What I loved: Bax and the people who surrounded him are mysteries in of themselves. The twists and turns, and the completely unexpected. I loved the way I sat on the edge of my seat wondering how Bax was going to get himself and Dovie out of an unfathomable mess. I loved Bax for having at least one person he would protect besides himself. Jay's ability to draw out the suspense where Bax is concerned speaks to my earlier argument about her ability as a writer.
My thoughts about the notorious Bax, in particular, are: While criminals are not my ideal choice in a companion, Bax made it appear possible. Or should I say, Jay made it appear possible. The trouble Bax jumped into wasn't nickle and dime crap. He walks out of 5 years in prison to find himself involved in something bigger and much scarier than before, primarily because he's found a female worth taking care of.

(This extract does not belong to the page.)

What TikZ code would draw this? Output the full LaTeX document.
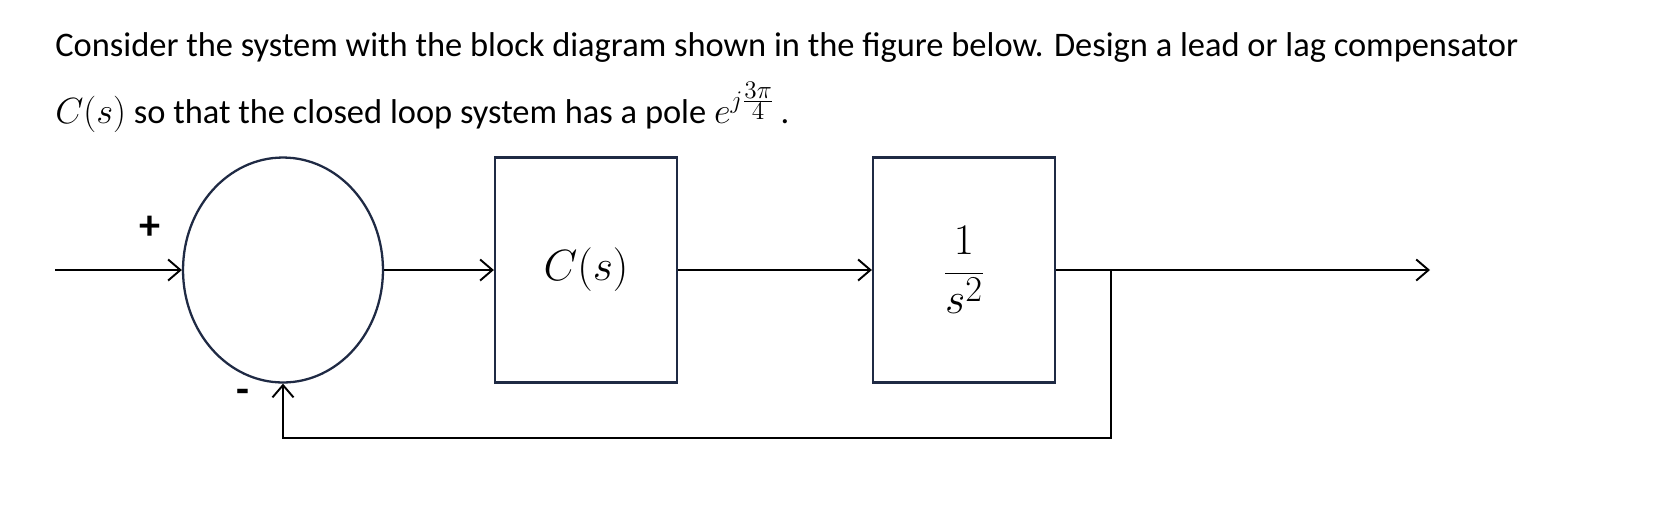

My thoughts about Dovie: She is Race's sister, and Race is Bax's best friend, but the three of them couldn't be more different. Honestly, I'm not completely sure how I feel about Dovie. To be so good, she certainly stepped up and handled Bax like a natural. The one thing I couldn't piece together in my head, was when exactly they fell in love with each other. One second he's her protector, the next he's unwilling to let her go. I'm not certain I ever completely bought their relationship, but at some point I forgot about how they became what they were and just went with the story.
What I could have lived without: There is one scene I could have lived without ever reading, and no, I'm not going to discuss it, I'm not going to tell you which scene it is, I'm just going to leave it on the wayside and pretend like it never crossed my eyes. So why bring it up at all? Because it is particularly violent and put an image in my head I can't erase. I'm a grown woman, and if it bothered me, I want people to be warned that there is graphic material associated with the book. Was it enough for me to not reread the book? No, I'll probably just skip over it. Would this book have gotten 5 stars without it? No. The lack of me buying the entire romance played into that. Was the scene pivotal? I honestly have to say yes. Perhaps there could have been a better way, though I can't think of a more shocking and captivating one.
Bravo, Jay Crownover! I'm going to admit to being more of a Marked Men girl myself, and I'm looking forward to Rowdy in October, I believe. But don't you worry, with just the small snippet of Race's story, I'm excited for Better When He's Bold.